Thanks to Tara Lamy for the Law.com posting which contains the transcript:
Anyone else curious about about the absence of discussion as to whether the document population was normalized with samples gathered from a reduced corpus where only copy from each near-duplicate cluster was represented from the population? Despite all the talk about sample validity.
It will be interesting to see as systems are put into more transparent use whether aggregate samples for multiple issues suffices.
Same open question relating to document type classes (emails vs. spreadsheets vs Word/PDF, etc). Will separate samples be warranted?
And of course, as usual, I argue sample testing based upon binary R/NR classes is inherently inadequate to the diligent exercise of discovery. My reasoning is related to a subtle misstatement by the Court: from end, Page 69 into70:
“25 THE COURT: No, I think what they have said is that
1 once the system is fully trained and run, at some point,
2 undetermined and subject to court approval, they are going to
3 say the likely relevance when you have reached X number is too
Actually, as described therein and in the industry, these approaches say nothing about "smallness" or "largeness" of relevance, only the likelihood or rather the unlikelihood of documents remaining undetected that would, if reviewed, be coded "relevant". Currently, the testing is absolutely silent as to what level of relevance lies within the 5% or 1%.

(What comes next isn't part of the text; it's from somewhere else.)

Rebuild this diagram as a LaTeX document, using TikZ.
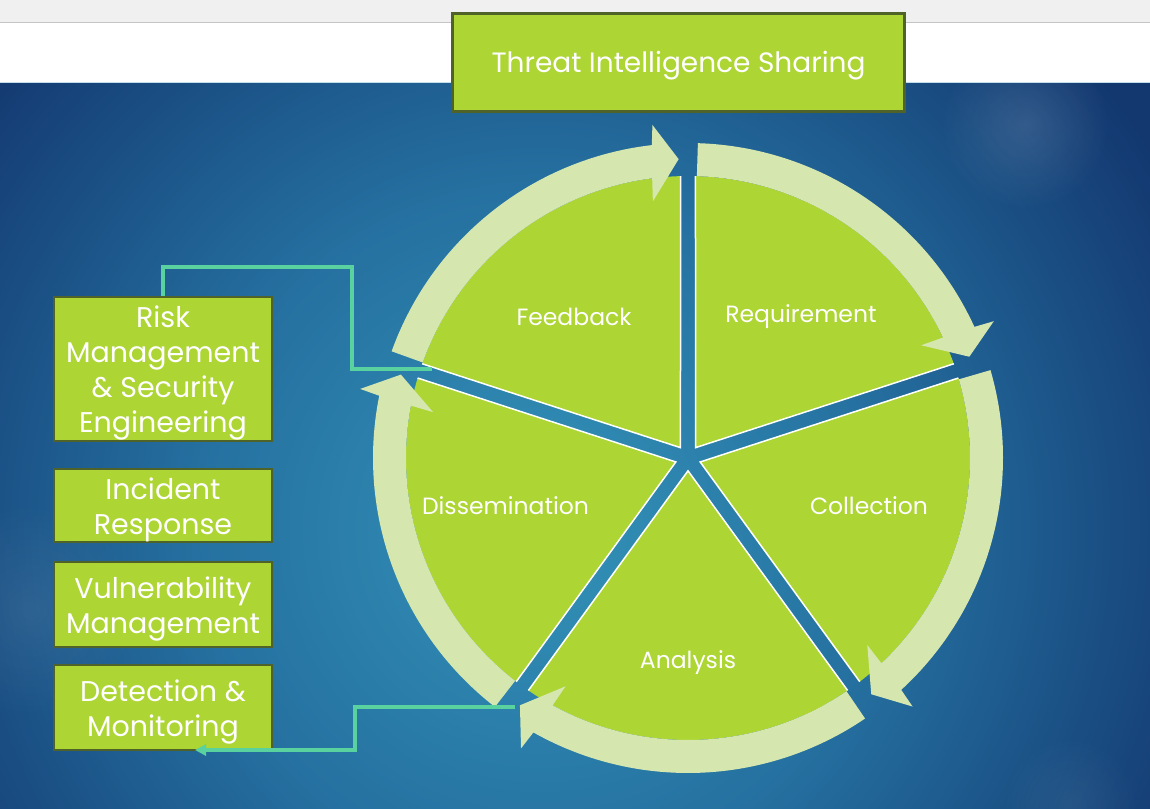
\documentclass[tikz,border=0pt]{standalone}
\usepackage{fontspec}
\setmainfont{Poppins}
\usetikzlibrary{arrows.meta,fadings}
\definecolor{wedgegreen}{HTML}{ADD533}
\definecolor{ringgreen}{HTML}{D5E7AF}
\definecolor{boxborder}{HTML}{4F6228}
\definecolor{navyc}{HTML}{133870}
\definecolor{midc}{HTML}{2570A0}
\definecolor{tealc}{HTML}{3393B8}
\definecolor{connc}{HTML}{5AD2A0}
\definecolor{topgray}{HTML}{F0F0F0}
\definecolor{linegray}{HTML}{C4C4C4}
\pgfdeclareradialshading{bgshade}{\pgfpoint{0bp}{0bp}}{color(0bp)=(tealc); color(6bp)=(midc); color(12.5bp)=(navyc); color(25bp)=(navyc); color(50bp)=(navyc)}
\tikzfading[name=softspot, inner color=transparent!0, outer color=transparent!100]
\begin{document}
\begin{tikzpicture}[x=1pt,y=-1pt,
  gbox/.style={draw=boxborder, line width=2.5pt, fill=wedgegreen, inner sep=0pt},
  btext/.style={text=white, align=center, inner sep=0pt, font=\fontsize{28.5}{35}\selectfont},
  ttext/.style={text=white, inner sep=0pt, font=\fontsize{28}{32}\selectfont},
  wlabel/.style={text=white, font=\fontsize{23.5}{27}\selectfont},
  conn/.style={draw=connc, line width=3.5pt, line join=miter}]
\useasboundingbox (0,0) rectangle (1150,808);
% window strips
\fill[topgray] (0,0) rectangle (1150,22);
\fill[white] (0,23) rectangle (1150,82);
\draw[linegray, line width=1pt] (0,22.5) -- (1150,22.5);
% background
\begin{scope}
  \clip (0,82) rectangle (1150,808);
  \fill[navyc] (0,82) rectangle (1150,808);
  \shade[shading=bgshade] (540,530) circle (1440);
  \fill[white, opacity=0.12, path fading=softspot] (1025,125) circle (85);
  \fill[white, opacity=0.07, path fading=softspot] (30,610) circle (110);
  \fill[white, opacity=0.06, path fading=softspot] (1070,805) circle (70);
\end{scope}
\draw[white!70!tealc, line width=0.8pt] (0,82.5) -- (1150,82.5);
% wheel
\begin{scope}[shift={(688,458)}, yscale=-1]
  \foreach \m in {126,54,-18,-90,-162} {
    \fill[wedgegreen] (\m:12.8) -- ({\m+34.48}:282)
      arc[start angle={\m+34.48}, end angle={\m-34.48}, radius=282] -- cycle;
    \draw[white, line width=1.5pt, line join=miter]
      ({\m+34.48}:282) -- (\m:12.8) -- ({\m-34.48}:282);
  }
  \foreach \m in {126,54,-18,-90,-162} {
    \pgfmathsetmacro\s{\m+34.2}
    \pgfmathsetmacro\e{\m-34.2}
    \fill[ringgreen] (\s:282) arc[start angle=\s, end angle={\e+5.5}, radius=282]
      -- ({\e+6}:259) -- (\e:299) -- ({\e+4.3}:335) -- ({\e+4.8}:315)
      arc[start angle={\e+4.8}, end angle=\s, radius=315] -- cycle;
  }
\end{scope}
% wedge labels
\node[wlabel] (feedback) at (574,317) {Feedback};
\node[wlabel] (requirement) at (801,317) {Requirement};
\node[wlabel] (collection) at (869,506) {Collection};
\node[wlabel] (analysis) at (688,663) {Analysis};
\node[wlabel] (dissemination) at (505.5,506) {Dissemination};
% title
\node[gbox, minimum width=452pt, minimum height=98pt] (title) at (678.5,62.5) {};
\node[ttext] (titletext) at ([yshift=-3pt]title.center) {Threat Intelligence Sharing};
% connector end points
\coordinate (c1) at (432,369);
\coordinate (c2) at (515,707);
\coordinate (c3) at (195,750);
% left boxes
\node[gbox, minimum width=218pt, minimum height=144pt] (risk) at (163,369) {};
\node[gbox, minimum width=218pt, minimum height=73pt] (incident) at (163,505.5) {};
\node[gbox, minimum width=218pt, minimum height=85pt] (vuln) at (163,604.5) {};
\node[gbox, minimum width=218pt, minimum height=85pt] (detect) at (163,707.5) {};
\node[btext] (risktext) at ([yshift=-4pt]risk.center) {Risk\\Management\\\&~Security\\Engineering};
\node[btext] (incidenttext) at ([yshift=-4pt]incident.center) {Incident\\Response};
\node[btext] (vulntext) at ([yshift=-4pt]vuln.center) {Vulnerability\\Management};
\node[btext] (detecttext) at ([yshift=-4pt]detect.center) {Detection \&\\Monitoring};
% connectors
\draw[conn] (c1) -| (352,267) -| (risk.north);
\draw[conn, -{Triangle[length=11pt,width=11pt]}] (c2) -| (355,750) -- (c3);
\end{tikzpicture}
\end{document}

I would argue that framing "relevance" as a static binary measure does a great disservice to the pursuit of good sound discovery. (See William Webber's response to my comment about the need for relevance levels here.)

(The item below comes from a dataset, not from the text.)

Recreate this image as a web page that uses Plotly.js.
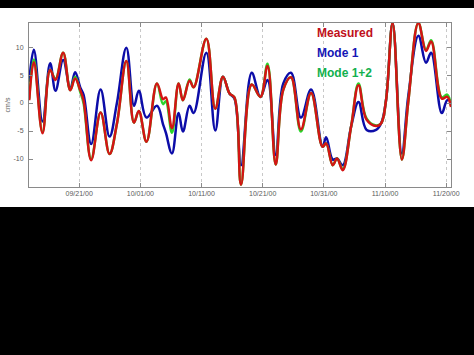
<!DOCTYPE html>
<html>
<head>
<meta charset="utf-8">
<script src="https://cdn.plot.ly/plotly-3.0.1.min.js"></script>
<style>html,body{margin:0;padding:0;background:#000;}#chart{width:474px;height:355px;}</style>
</head>
<body>
<div id="chart"></div>
<script>
// Time knots
const dates = [
"2000-09-12 20:00","2000-09-13 14:00","2000-09-15 00:00","2000-09-16 06:00","2000-09-17 03:00",
"2000-09-18 09:00","2000-09-19 13:00","2000-09-20 08:00","2000-09-21 04:00","2000-09-21 17:00",
"2000-09-22 23:00","2000-09-24 12:00","2000-09-25 23:00","2000-09-27 04:00","2000-09-28 17:00",
"2000-09-29 23:00","2000-09-30 18:00","2000-10-02 00:00","2000-10-03 17:00","2000-10-04 17:00",
"2000-10-05 04:00","2000-10-06 04:00","2000-10-07 06:00","2000-10-07 23:00","2000-10-09 01:00",
"2000-10-09 17:00","2000-10-11 19:00","2000-10-13 06:00","2000-10-14 12:00","2000-10-15 14:00",
"2000-10-16 09:00","2000-10-17 11:00","2000-10-19 05:00","2000-10-20 15:00","2000-10-21 19:00",
"2000-10-23 03:00","2000-10-24 09:00","2000-10-25 15:00","2000-10-27 06:00","2000-10-28 22:00",
"2000-10-30 19:00","2000-10-31 09:00","2000-11-01 11:00","2000-11-02 04:00","2000-11-03 02:00",
"2000-11-04 11:00","2000-11-05 16:00","2000-11-07 00:00","2000-11-08 13:00","2000-11-09 09:00",
"2000-11-10 04:00","2000-11-11 06:00","2000-11-12 18:00","2000-11-13 20:00","2000-11-15 11:00",
"2000-11-16 17:00","2000-11-17 13:00","2000-11-19 07:00","2000-11-20 04:00","2000-11-20 19:00"];

const measured = [0.5,7.3,-5.4,5.9,4.1, 9.0,2.3,4.4,2.3,0.5, -10.2,-1.7,-9.1,-3.7,7.5,
 -3.5,-1.4,-6.9,3.5,0.7, 1.0,-4.5,3.5,0.5,4.0, 2.8,11.5,-1.0,4.7,1.7,
 1.0,-14.6,3.3,1.1,6.6, -11.0,2.4,4.6,-4.7,1.8, -7.8,-7.2,-11.1,-9.9,-12.0,
 -4.2,3.2,-3.0,-4.1,-3.6, 0.5,14.3,-10.1,0.5,14.3, 9.3,11.0,0.8,1.1,-0.7];

const mode1 = [3.8,9.5,-3.3,7.1,2.2, 7.7,2.6,5.5,2.8,1.5, -7.3,2.4,-6.0,0.0,9.9,
 -0.5,2.2,-2.6,-0.5,-3.8, -5.3,-9.0,-1.8,-5.1,-0.5, -1.8,9.0,-4.9,4.7,1.7,
 0.8,-11.1,5.4,1.1,4.1, -9.3,3.5,5.4,-2.6,2.4, -7.8,-6.1,-10.1,-9.9,-11.1,
 -4.2,0.2,-4.8,-4.8,-3.6, 0.5,14.3,-9.0,1.5,12.0, 7.2,9.0,-1.8,0.5,0.4];

const mode12 = [0.8,7.8,-5.2,5.9,4.3, 9.0,2.3,4.7,2.0,0.0, -10.0,-1.7,-9.1,-3.7,7.5,
 -3.5,-1.4,-6.9,3.5,-0.2, 0.3,-5.3,3.5,0.5,4.2, 2.8,11.5,-1.0,4.7,1.7,
 1.0,-14.6,3.3,1.1,7.0, -11.0,2.4,4.6,-5.1,1.8, -7.8,-7.2,-11.1,-9.9,-11.8,
 -4.2,3.5,-2.8,-4.0,-3.6, 0.5,14.3,-10.1,0.5,14.3, 9.5,11.2,1.0,1.5,-0.5];

const xTickVals = ["2000-09-21","2000-10-01","2000-10-11","2000-10-21","2000-10-31","2000-11-10","2000-11-20"];
const xTickText = ["09/21/00","10/01/00","10/11/00","10/21/00","10/31/00","11/10/00","11/20/00"];
const yTickVals = [-10,-5,0,5,10];
const yTickText = ["-10","-5","0","5","10"];
const seriesNames = ["Measured","Mode 1","Mode 1+2"];

const cRed = "#d41414", cBlue = "#0c0ca8", cGreen = "#2ad42a";

function tr(y, name, color) {
  return {x: dates, y: y, name: name, type: "scatter", mode: "lines",
    line: {color: color, width: 2.5, shape: "spline", smoothing: 1.1},
    hoverinfo: "skip", showlegend: false};
}

const data = [tr(mode1, seriesNames[1], cBlue), tr(mode12, seriesNames[2], cGreen), tr(measured, seriesNames[0], cRed)];

const axisCommon = {showline: true, linecolor: "#8a8a8a", linewidth: 1, mirror: "ticks",
  ticks: "inside", ticklen: 4, tickcolor: "#8a8a8a", zeroline: false,
  tickfont: {family: "Liberation Sans, Arial, sans-serif", size: 7, color: "#5a5a5a"}};

const layout = {
  width: 474, height: 355,
  paper_bgcolor: "#000000", plot_bgcolor: "#ffffff",
  margin: {l: 29, r: 23, t: 23, b: 168},
  xaxis: Object.assign({}, axisCommon, {type: "date",
    range: ["2000-09-12 19:00", "2000-11-20 19:00"],
    tickmode: "array", tickvals: xTickVals, ticktext: xTickText,
    showgrid: true, gridcolor: "#c8c8c8", griddash: "dot", gridwidth: 1}),
  yaxis: Object.assign({}, axisCommon, {range: [-15, 14.3],
    tickmode: "array", tickvals: yTickVals, ticktext: yTickText, showgrid: false,
    ticklabelstandoff: 3,
    title: {text: "cm/s", standoff: 2, font: {family: "Liberation Sans, Arial, sans-serif", size: 7, color: "#5a5a5a"}}}),
  shapes: [{type: "rect", xref: "paper", yref: "paper", x0: -0.07, x1: 1.06, y0: -0.122, y1: 1.0915,
    fillcolor: "#ffffff", line: {width: 0}, layer: "below"}],
  annotations: [
    {text: "<b>" + seriesNames[0] + "</b>", font: {color: "#c0101a"}},
    {text: "<b>" + seriesNames[1] + "</b>", font: {color: "#1515b5"}},
    {text: "<b>" + seriesNames[2] + "</b>", font: {color: "#12b04e"}}
  ].map((a, i) => ({text: a.text, xref: "paper", yref: "paper", x: 0.678, y: [0.939, 0.817, 0.695][i],
    xanchor: "left", yanchor: "middle", showarrow: false,
    font: {family: "Liberation Sans, Arial, sans-serif", size: 12, color: a.font.color}}))
};

Plotly.newPlot("chart", data, layout, {displayModeBar: false, staticPlot: true});
</script>
</body>
</html>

It may be that in many cases hot documents will remain undetected and forever unknown. This opacity casts only a false imprimatur on the process. It will survive until, and perhaps this may happen here, a party -- who has received a production from an opposing party -- produces some "kill shot" company documents (e.g. ones their own clients squirreled away) that the semi-automated review process failed to deliver. And then the questions about relevance levels and testing will begin.
It may therefore also be that absent a supplemental approach which identifies and predicatively models for high relevance documents (the high octane ones), defensible discovery has not been accomplished.
Finally, on a related note, it has become de rigueur to note, based I think upon Trec studies and the like, that semi-automated reviews, when done properly (hmm?) out-perform humans. And so from the transcript:
8 THE COURT: It certainly works better than most of the
9 alternatives, if not all of the alternatives. So the idea is
10 not to make this perfect, it's not going to be perfect. The
11 idea is to make it significantly better than the alternative
12 without nearly as much cost.
However, in fact, I don't believe that there have been any studies that have sought to determine predictive engine recall and precision vs. human abilities in identifying specifically that class of items that in the real world move the ball forward, so to speak, or more to be more germane, move the needle on settlement points. Based upon experience, my intuition is that humans do that better, and do it without the intra-team inconsistencies established in studies.